NMSAT :: Networked Music & SoundArt Timeline

1942 __ Vocoder
Claude Elwood Shannon (1916-2001) (1912-1954)
Comment : Between 1942 and 1945, while working for Bell laboratories and the British Secret Service, respectively, Shannon and Turing developed the vocoder, a wonder weapon (wunderwaffe) which was to make the transatlantic telephone conversations between Churchill and Roosevelt safe from interception by Canaris and the German Abwehr, and which, like so many electronic achievements of the Second World War, is now indispensable to popular music. It lives up to its name: it encodes any given data stream A with the envelope curves of another sound sequence B, for example the voice of a singer, after a switching matrix has by way of free permutation changed the frequency of the envelope curves by way of free permutation. [...] In order to test his vocoder, by the way, Turing first played a record of Winston Churchill's belligerent voice, whose discreet or cut-up sampled values he then mixed with a noise generator using modular addition.
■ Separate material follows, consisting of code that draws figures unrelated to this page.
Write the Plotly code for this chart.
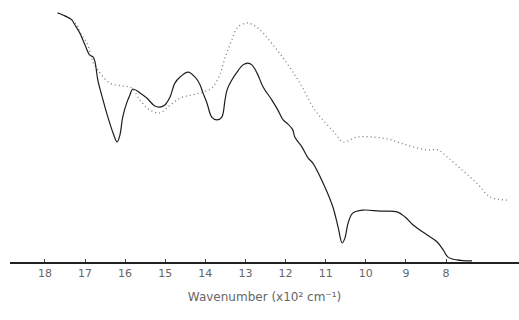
import plotly.graph_objects as go

# Wavenumber (cm^-1) and relative absorbance
solid_wn = [1768, 1755, 1733, 1725, 1713, 1700, 1688, 1680, 1675, 1668, 1655, 1643, 1630,
            1620, 1613, 1606, 1596, 1588, 1581, 1563, 1546, 1526, 1513, 1501, 1488, 1476,
            1463, 1443, 1426, 1413, 1406, 1396, 1384, 1371, 1359, 1351, 1346, 1334, 1321,
            1306, 1294, 1284, 1271, 1256, 1234, 1219, 1206, 1197, 1182, 1177, 1159, 1144,
            1132, 1102, 1082, 1069, 1059, 1052, 1044, 1032, 1007, 965, 922, 902, 882, 847,
            822, 807, 795, 773, 735]
solid_abs = [0.969, 0.961, 0.942, 0.922, 0.891, 0.844, 0.805, 0.798, 0.778, 0.708, 0.630,
             0.564, 0.502, 0.467, 0.494, 0.564, 0.619, 0.650, 0.673, 0.658, 0.638, 0.607,
             0.603, 0.611, 0.642, 0.696, 0.720, 0.739, 0.720, 0.689, 0.658, 0.619, 0.564,
             0.553, 0.564, 0.630, 0.669, 0.708, 0.739, 0.767, 0.774, 0.767, 0.735, 0.681,
             0.630, 0.591, 0.553, 0.541, 0.514, 0.486, 0.447, 0.405, 0.385, 0.292, 0.214,
             0.136, 0.074, 0.093, 0.152, 0.191, 0.202, 0.198, 0.195, 0.175, 0.144, 0.105,
             0.078, 0.047, 0.019, 0.008, 0.004]

dotted_wn = [1768, 1755, 1733, 1720, 1713, 1695, 1680, 1668, 1638, 1606, 1583, 1563, 1538,
             1513, 1493, 1463, 1433, 1406, 1384, 1364, 1351, 1334, 1319, 1296, 1276, 1256,
             1231, 1206, 1177, 1157, 1132, 1107, 1077, 1057, 1022, 982, 947, 920, 897, 847,
             820, 797, 760, 723, 690, 648]
dotted_abs = [0.969, 0.961, 0.942, 0.922, 0.895, 0.852, 0.778, 0.747, 0.696, 0.685, 0.677,
              0.630, 0.591, 0.580, 0.603, 0.638, 0.650, 0.661, 0.677, 0.728, 0.794, 0.864,
              0.914, 0.930, 0.918, 0.891, 0.844, 0.794, 0.728, 0.677, 0.603, 0.553, 0.502,
              0.467, 0.486, 0.486, 0.479, 0.467, 0.455, 0.436, 0.436, 0.409, 0.358, 0.307,
              0.253, 0.241]

tick_vals = [1800, 1700, 1600, 1500, 1400, 1300, 1200, 1100, 1000, 900, 800]
tick_text = ["18", "17", "16", "15", "14", "13", "12", "11", "10", "9", "8"]

fig = go.Figure()
fig.add_trace(go.Scatter(x=dotted_wn, y=dotted_abs, mode="lines",
                         line=dict(color="#7a7a7a", width=1.3, dash="1px,3px"),
                         line_shape="spline", showlegend=False))
fig.add_trace(go.Scatter(x=solid_wn, y=solid_abs, mode="lines",
                         line=dict(color="#1e1e1e", width=1.2),
                         line_shape="spline", showlegend=False))

fig.update_layout(
    width=519, height=320,
    margin=dict(l=10, r=0, t=5, b=58),
    paper_bgcolor="white", plot_bgcolor="white",
    font=dict(family="DejaVu Sans", color="#666666"),
    xaxis=dict(range=[1887, 618], tickvals=tick_vals, ticktext=tick_text,
               showgrid=False, zeroline=False, showline=True,
               linecolor="#222222", linewidth=1.5,
               ticks="inside", ticklen=3, tickcolor="#444444",
               tickfont=dict(size=11, color="#666666"),
               title=dict(text="Wavenumber (x10² cm⁻¹)", standoff=14,
                          font=dict(size=12, color="#666666"))),
    yaxis=dict(range=[0, 1], visible=False, showgrid=False, zeroline=False),
)

fig.write_html("out.html")
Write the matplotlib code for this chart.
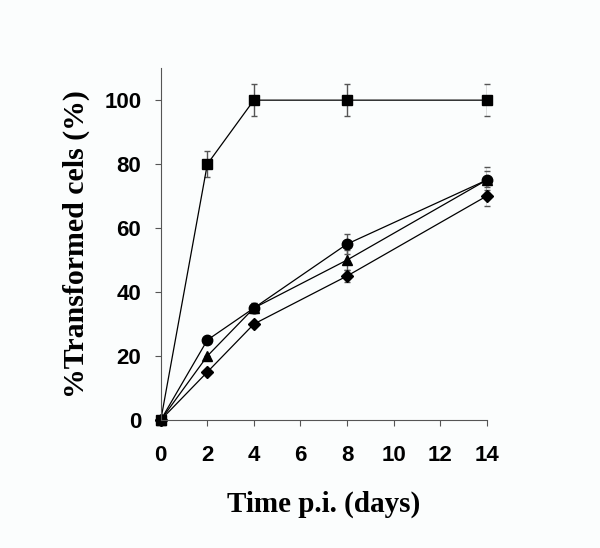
import matplotlib.pyplot as plt

days = [0, 2, 4, 8, 14]

square = [0, 80, 100, 100, 100]
square_err = [0, 4, 5, 5, 5]
circle = [0, 25, 35, 55, 75]
circle_err = [0, 0, 1.5, 3, 4]
triangle = [0, 20, 35, 50, 75]
triangle_err = [0, 0, 1.5, 3, 3]
diamond = [0, 15, 30, 45, 70]
diamond_err = [0, 0, 0, 2, 3]

fig = plt.figure(figsize=(6, 5.48), dpi=100)
fig.patch.set_facecolor('#fbfdfd')
ax = fig.add_axes([0.268, 0.2336, 0.543, 0.642])
ax.set_facecolor('#fbfdfd')

series = [
    (square, square_err, 's', 6.5),
    (circle, circle_err, 'o', 7.5),
    (triangle, triangle_err, '^', 7),
    (diamond, diamond_err, 'D', 6.2),
]
for vals, err, m, ms in series:
    ax.errorbar(days, vals, yerr=err, marker=m, markersize=ms, color='black',
                ecolor='#555555', elinewidth=1, capsize=2.5, capthick=1,
                linewidth=0.9, mfc='black', mec='black')

ax.set_xlim(0, 14)
ax.set_ylim(0, 110)
ax.set_xticks(range(0, 15, 2))
ax.set_yticks(range(0, 101, 20))
for s in ['top', 'right']:
    ax.spines[s].set_visible(False)
for s in ['left', 'bottom']:
    ax.spines[s].set_color('#555555')
    ax.spines[s].set_linewidth(0.8)
ax.tick_params(direction='out', length=4, color='#555555')
ax.tick_params(axis='x', pad=14)
ax.tick_params(axis='y', pad=10)
for lab in ax.get_xticklabels() + ax.get_yticklabels():
    lab.set_fontfamily('Liberation Sans')
    lab.set_fontweight('bold')
    lab.set_fontsize(16)

ax.set_xlabel('Time p.i. (days)', family='Liberation Serif', fontweight='bold',
              fontsize=21, labelpad=18)
ax.set_ylabel('%Transformed cels (%)', family='Liberation Serif', fontweight='bold',
              fontsize=21.5, labelpad=10)
for l in ax.get_lines():
    l.set_clip_on(False)

fig.savefig('out.png', dpi=100, facecolor=fig.get_facecolor())
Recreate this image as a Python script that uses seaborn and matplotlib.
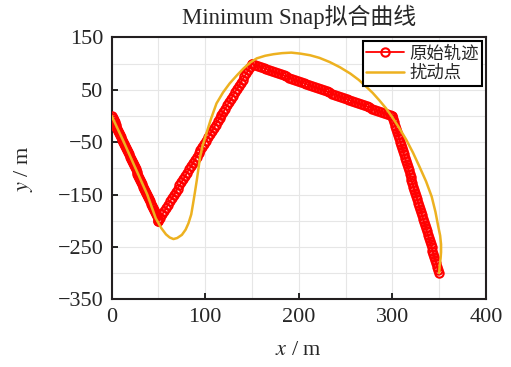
import numpy as np
import pandas as pd
import matplotlib
matplotlib.use('Agg')
import matplotlib.pyplot as plt
import seaborn as sns

#----------------------------------------------------
# waypoints of the original trajectory
wp_x=[0, 50, 150, 300, 350]
wp_y=[0, -200, 100, 0, -300]
n_seg=50  # samples per segment (markers)

# minimum snap curve
snap_x=[0, 12, 25, 38, 47, 53, 58, 62, 66, 70, 75, 79, 82, 85, 87, 89, 91, 94.5, 97, 100, 106, 112,
	119, 126, 134, 141, 148, 155, 164, 173, 182, 192, 202, 212, 222, 233, 244, 255, 264, 272, 279,
	286, 293, 299, 307, 315, 322, 329, 336, 342, 346, 349, 351, 352, 352, 351.5, 350.5, 350]
snap_y=[0, -46, -98, -150, -195, -214, -226, -232, -235, -233, -227, -217, -205, -188, -167, -145,
	-122, -78, -58, -40, -6, 24, 45, 62, 78, 91, 102, 110, 115, 118, 120, 121, 119, 116, 111, 103,
	93, 81, 69, 56, 44, 30, 15, 0, -22, -46, -70, -97, -125, -154, -183, -211, -228, -245, -260,
	-272, -286, -300]

title='Minimum Snap拟合曲线'
l_lab=['原始轨迹', '扰动点']
c_red='#ff0000'
c_org='#edb120'

#----------------------------------------------------
xs, ys=[], []
for i in range(len(wp_x)-1):
	xs+=list(np.linspace(wp_x[i], wp_x[i+1], n_seg))
	ys+=list(np.linspace(wp_y[i], wp_y[i+1], n_seg))
df_raw=pd.DataFrame({'x': xs, 'y': ys})
df_snap=pd.DataFrame({'x': snap_x, 'y': snap_y})

#----------------------------------------------------
sns.set_theme(style='ticks')
serif=['Liberation Serif', 'Noto Sans CJK SC']
plt.rcParams['font.family']=serif
plt.rcParams['mathtext.fontset']='stix'
plt.rcParams['axes.unicode_minus']=True

fig=plt.figure(figsize=(5.11, 3.67), dpi=100)
ax=fig.add_axes([0.2186, 0.1845, 0.951-0.2186, 0.898-0.1845])

sns.lineplot(data=df_raw, x='x', y='y', sort=False, estimator=None, ax=ax, color=c_red,
	lw=1.3, marker='o', markersize=6, markerfacecolor='none', markeredgecolor=c_red,
	markeredgewidth=1.5, label=l_lab[0], zorder=3)
sns.lineplot(data=df_snap, x='x', y='y', sort=False, estimator=None, ax=ax, color=c_org,
	lw=1.8, label=l_lab[1], zorder=4)

#adjust
ax.set_xlim(0, 400)
ax.set_ylim(-350, 150)
ax.set_xticks(np.arange(0, 401, 100))
ax.set_yticks(np.arange(-350, 151, 100))
ax.set_xticks(np.arange(0, 401, 50), minor=True)
ax.set_yticks(np.arange(-350, 151, 50), minor=True)
ax.grid(which='both', color='#e6e6e6', lw=0.8)
ax.set_axisbelow(True)
ax.tick_params(which='major', direction='in', length=4, width=1.2, labelsize=16, pad=6, color='black')
ax.tick_params(which='minor', length=0)
for s in ax.spines.values():
	s.set_linewidth(1.5)
	s.set_color('#231f20')

ax.set_title(title, fontsize=16.5, pad=10, family=serif)
ax.set_xlabel(r'$x$ / m', fontsize=16, labelpad=10)
ax.set_ylabel(r'$y$ / m', fontsize=16, labelpad=16)

leg=ax.legend(loc='upper right', frameon=True, fancybox=False, edgecolor='black',
	borderaxespad=0.2, handlelength=2.2, borderpad=0.2, labelspacing=0.1, handletextpad=0.3,
	prop={'family': ['Noto Sans CJK SC'], 'size': 12.5})
leg.get_frame().set_linewidth(1.5)
leg.get_frame().set_alpha(1)

plt.savefig('out.png', dpi=100)
plt.close()
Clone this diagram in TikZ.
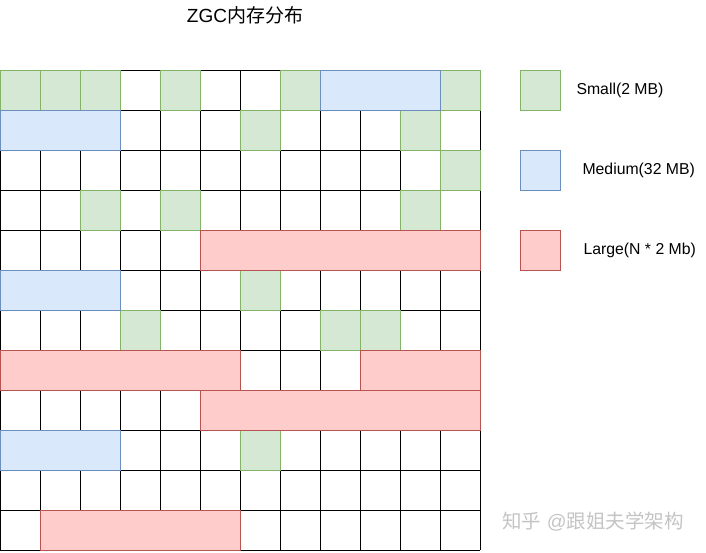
\documentclass[tikz,border=0pt]{standalone}
\usepackage{fontspec}
\setmainfont{Liberation Sans}
\newfontfamily\cjk{Noto Sans CJK SC}
\usetikzlibrary{positioning}
\definecolor{small_fill}{HTML}{D5E8D4}
\definecolor{small_line}{HTML}{82B366}
\definecolor{medium_fill}{HTML}{DAE8FC}
\definecolor{medium_line}{HTML}{6C8EBF}
\definecolor{large_fill}{HTML}{FFCCCC}
\definecolor{large_line}{HTML}{B85450}
\definecolor{mark_grey}{HTML}{C4C4C4}

\begin{document}
\begin{tikzpicture}[x=1pt, y=-1pt,
    small/.style={fill=small_fill, draw=small_line, line width=1pt},
    medium/.style={fill=medium_fill, draw=medium_line, line width=1pt},
    large/.style={fill=large_fill, draw=large_line, line width=1pt},
    key/.style={minimum size=40pt, inner sep=0pt},
    key_text/.style={anchor=west, font=\fontsize{15.8}{18}\selectfont}]
  \useasboundingbox (0,0) rectangle (706,552);
  % title
  \node[font=\fontsize{19}{22}\selectfont] (title) at (245,15) {ZGC{\cjk 内存分布}};
  % empty grid
  \foreach \i in {0,...,12} {
    \draw[line width=1pt] (40*\i,70) -- (40*\i,550);
    \draw[line width=1pt] (0,70+40*\i) -- (480,70+40*\i);
  }
  % regions: column/row/width
  \foreach \c/\r in {0/0, 1/0, 2/0, 4/0, 7/0, 11/0, 6/1, 10/1, 11/2, 2/3, 4/3,
                     10/3, 6/5, 3/6, 8/6, 9/6, 6/9}
    \draw[small] (40*\c,70+40*\r) rectangle ++(40,40);
  \foreach \c/\r/\w in {8/0/3, 0/1/3, 0/5/3, 0/9/3}
    \draw[medium] (40*\c,70+40*\r) rectangle ++(40*\w,40);
  \foreach \c/\r/\w in {5/4/7, 0/7/6, 9/7/3, 5/8/7, 1/11/5}
    \draw[large] (40*\c,70+40*\r) rectangle ++(40*\w,40);
  % legend
  \node[key, small] (key_small) at (540,90) {};
  \node[key, medium] (key_medium) at (540,170) {};
  \node[key, large] (key_large) at (540,250) {};
  \node[key_text] (txt_small) at (573,90) {Small(2 MB)};
  \node[key_text] (txt_medium) at (579,170) {Medium(32 MB)};
  \node[key_text] (txt_large) at (580,250) {Large(N * 2 Mb)};
  % watermark
  \node[text=mark_grey, font=\fontsize{19.5}{22}\selectfont] (mark) at (593,522)
    {{\cjk 知乎} @{\cjk 跟姐夫学架构}};
\end{tikzpicture}
\end{document}
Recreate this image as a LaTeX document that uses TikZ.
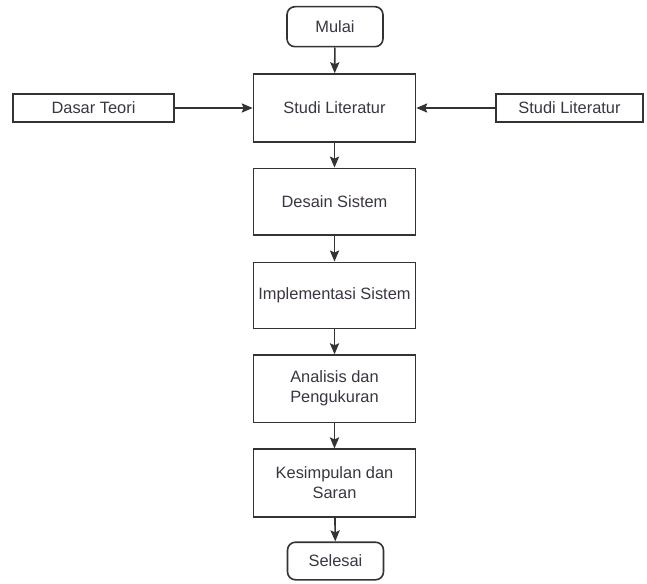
\documentclass[tikz,border=0pt]{standalone}
\usepackage{fontspec}
\setmainfont{Liberation Sans}
\usetikzlibrary{arrows.meta}
\definecolor{ln}{HTML}{333333}
\definecolor{tx}{HTML}{3A3540}
\begin{document}
\begin{tikzpicture}[x=0.5pt,y=-0.5pt,
  every node/.style={font=\fontsize{8.2pt}{10pt}\selectfont, text=tx, align=center, inner sep=0pt},
  box/.style={draw=ln, line width=0.8pt, fill=white, rectangle, minimum width=81pt},
  term/.style={draw=ln, line width=0.8pt, fill=white, rectangle, rounded corners=4pt, minimum width=48pt},
  side/.style={draw=ln, line width=0.8pt, fill=white, rectangle, minimum height=14pt},
  arr/.style={draw=ln, line width=0.8pt, -{Stealth[length=5.5pt,width=4.6pt,inset=1pt]}}]
\useasboundingbox (0,0) rectangle (647,583);
\fill[white] (0,0) rectangle (647,583);
\node[term, minimum height=20pt] (mulai) at (335,26.7) {Mulai};
\node[box, minimum height=34pt] (studi) at (334.5,108) {Studi Literatur};
\node[side, minimum width=80.5pt] (dasar) at (93.5,108) {Dasar Teori};
\node[side, minimum width=73.5pt] (studi2) at (569.5,108) {Studi Literatur};
\node[box, minimum height=33.3pt] (desain) at (334.5,201.7) {Desain Sistem};
\node[box, minimum height=33pt] (impl) at (334.5,295.3) {Implementasi Sistem};
\node[box, minimum height=33.6pt] (anal) at (334.5,388.7) {Analisis dan\\Pengukuran};
\node[box, minimum height=33.8pt] (kes) at (334.5,483) {Kesimpulan dan\\Saran};
\node[term, minimum height=18.8pt] (selesai) at (335.5,561) {Selesai};
\draw[arr] (mulai) -- (studi);
\draw[arr] (dasar) -- (studi);
\draw[arr] (studi2) -- (studi);
\draw[arr] (studi) -- (desain);
\draw[arr] (desain) -- (impl);
\draw[arr] (impl) -- (anal);
\draw[arr] (anal) -- (kes);
\draw[arr] (kes) -- (selesai);
\end{tikzpicture}
\end{document}
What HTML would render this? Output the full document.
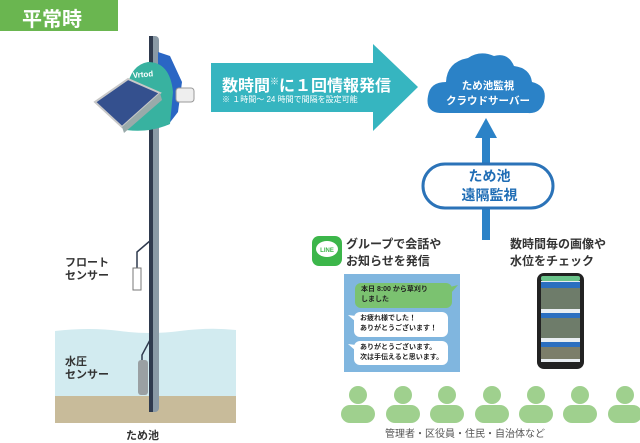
<!DOCTYPE html>
<html><head><meta charset="utf-8"><style>
body{margin:0;width:640px;height:440px;overflow:hidden;background:#fff;position:relative;font-family:"Liberation Sans","Noto Sans CJK JP",sans-serif;font-weight:bold}
.a{position:absolute;white-space:nowrap}
</style></head><body>
<svg class="a" style="left:0;top:0" width="640" height="440">
<rect x="0" y="0" width="118" height="31" fill="#6ab650"/>
<path d="M55 331 Q90 327 120 331 T180 331 T236 330 L236 396 L55 396 Z" fill="#d2ebf0"/>
<rect x="55" y="396" width="181" height="27" fill="#c8bb9a"/>
<rect x="149" y="36" width="10" height="376" rx="4" fill="#8a9aa6"/>
<rect x="149" y="36" width="4" height="376" fill="#2f3a4e"/>
<path d="M151 240 L137 252 L137 268" stroke="#2f3a4e" stroke-width="1.5" fill="none"/>
<path d="M151 335 L150 340 L142 355 L142 362" stroke="#2f3a4e" stroke-width="1.5" fill="none"/>
<rect x="133" y="268" width="8" height="22" fill="#fff" stroke="#777" stroke-width="1"/>
<rect x="138" y="360" width="10" height="35" rx="3" fill="#9aa0a3"/>
<path d="M158 52 L170 56 L182 82 L178 112 L168 125 L158 125 Z" fill="#2a66c4"/>
<rect x="176" y="88" width="18" height="14" rx="3" fill="#eee" stroke="#999"/>
<path d="M126 110 Q124 66 148 62 Q170 62 173 92 L170 124 Q150 133 126 130 Z" fill="#38b2a0"/>
<path d="M95 102 L128 79 L160 93 L122 127 Z" fill="#34508e" stroke="#c8c8c8" stroke-width="2"/>
<path d="M122 127 L160 93 L162 100 L124 133 Z" fill="#9aa"/>
<text x="133" y="78" font-size="8" fill="#fff" font-weight="bold" transform="rotate(-5 133 78)">Vrtod</text>
<path d="M211 63 L373 63 L373 44 L418 87 L373 131 L373 112 L211 112 Z" fill="#36b5c0"/>
<path d="M440 113 Q425 112 428 96 Q430 82 446 82 Q447 62 468 58 Q480 50 494 56 Q508 52 514 66 Q530 68 532 82 Q548 86 544 102 Q540 114 528 113 Z" fill="#2b82c7"/>
<rect x="482" y="136" width="8" height="104" fill="#2b82c7"/>
<path d="M486 118 L497 138 L475 138 Z" fill="#2b82c7"/>
<rect x="423" y="164" width="130" height="44" rx="22" fill="#fff" stroke="#2b73b8" stroke-width="3"/>
<rect x="312" y="236" width="30" height="30" rx="7" fill="#3cb64a"/>
<ellipse cx="327" cy="249" rx="11" ry="8" fill="#fff"/>
<text x="327" y="252" font-size="6" fill="#3cb64a" text-anchor="middle" font-weight="bold">LINE</text>
<rect x="344" y="274" width="116" height="98" fill="#80b6df"/>
<rect x="355" y="283" width="97" height="25" rx="6" fill="#7bc270"/><path d="M450 287 L458 285 L451 293Z" fill="#7bc270"/>
<rect x="354" y="312" width="94" height="25" rx="6" fill="#fff"/><path d="M356 316 L348 315 L356 322Z" fill="#fff"/>
<rect x="354" y="341" width="94" height="24" rx="6" fill="#fff"/><path d="M356 345 L348 344 L356 351Z" fill="#fff"/>
<rect x="537" y="273" width="47" height="96" rx="7" fill="#222"/>
<rect x="541" y="281" width="39" height="81" fill="#e9eef2"/>
<rect x="541" y="282" width="39" height="6" fill="#2b6fc0"/>
<rect x="541" y="288" width="39" height="21" fill="#6e7c6a"/>
<rect x="541" y="313" width="39" height="5" fill="#2b6fc0"/>
<rect x="541" y="318" width="39" height="20" fill="#6e7c6a"/>
<rect x="541" y="342" width="39" height="5" fill="#2b6fc0"/>
<rect x="541" y="347" width="39" height="12" fill="#7c7e6a"/>
<rect x="541" y="276" width="39" height="5" rx="2" fill="#6ac48a"/>
<g fill="#9fd08e">
<circle cx="358" cy="395" r="9"/><rect x="341" y="405" width="34" height="18" rx="9"/>
<circle cx="403" cy="395" r="9"/><rect x="386" y="405" width="34" height="18" rx="9"/>
<circle cx="447" cy="395" r="9"/><rect x="430" y="405" width="34" height="18" rx="9"/>
<circle cx="492" cy="395" r="9"/><rect x="475" y="405" width="34" height="18" rx="9"/>
<circle cx="536" cy="395" r="9"/><rect x="519" y="405" width="34" height="18" rx="9"/>
<circle cx="580" cy="395" r="9"/><rect x="563" y="405" width="34" height="18" rx="9"/>
<circle cx="625" cy="395" r="9"/><rect x="608" y="405" width="34" height="18" rx="9"/>
</g>
</svg>
<div class="a" style="left:22px;top:3px;font-size:20px;color:#fff">平常時</div>
<div class="a" style="left:222px;top:72px;font-size:16px;color:#fff">数時間<sup style="font-size:9px">※</sup>に１回情報発信</div>
<div class="a" style="left:222px;top:94px;font-size:8px;color:#fff;font-weight:normal">※ １時間～ 24 時間で間隔を設定可能</div>
<div class="a" style="left:432px;top:79px;width:112px;text-align:center;font-size:10.5px;color:#fff;line-height:15px">ため池監視<br>クラウドサーバー</div>
<div class="a" style="left:423px;top:167px;width:133px;text-align:center;font-size:14px;color:#1f6db5;line-height:19px">ため池<br>遠隔監視</div>
<div class="a" style="left:346px;top:236px;font-size:12px;color:#333;line-height:17px">グループで会話や<br>お知らせを発信</div>
<div class="a" style="left:510px;top:236px;font-size:12px;color:#333;line-height:17px">数時間毎の画像や<br>水位をチェック</div>
<div class="a" style="left:361px;top:285px;font-size:7px;color:#222;line-height:10px">本日 8:00 から草刈り<br>しました</div>
<div class="a" style="left:360px;top:314px;font-size:7px;color:#222;line-height:10px">お疲れ様でした！<br>ありがとうございます！</div>
<div class="a" style="left:360px;top:343px;font-size:7px;color:#222;line-height:10px">ありがとうございます。<br>次は手伝えると思います。</div>
<div class="a" style="left:65px;top:257px;font-size:11px;color:#333;line-height:13px">フロート<br>センサー</div>
<div class="a" style="left:65px;top:356px;font-size:11px;color:#333;line-height:13px">水圧<br>センサー</div>
<div class="a" style="left:126px;top:427px;font-size:11px;color:#333">ため池</div>
<div class="a" style="left:385px;top:425px;font-size:10px;color:#555;font-weight:normal">管理者・区役員・住民・自治体など</div>
</body></html>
Whereupon British officers heard the voice of their prime minister and commander-in-chief contaminate the speakers as just so much white noise (not to say, primal sound). Appropriately, Turing's vocoder was named after Delilah, who in the Book of Judges tricked another warrior, the Danaite Samson, out of the secret of his strength. Turing's skill as a tinkerer, however, revealed the secret of modern political discourse to be something far worse than weakness: "a perfectly even and uninformative hiss" which offered no regularities and, therefore, nothing intelligible to the ears of British officers or those of German eavesdroppers. And yet, sent through the vocoder a second time, Churchill's original voice emerged from the receiving end. (Friedrich Kittler)
Source : Kittler, Friedrich A. (1986), “Grammophon Film Typewriter”, Berlin: Brinkmann & Bose; and also, “Gramophone, Film, Typewriter”, translated by Geoff Winthrop-Young and Michael Wutz, Stanford: Stanford University Press, 1999.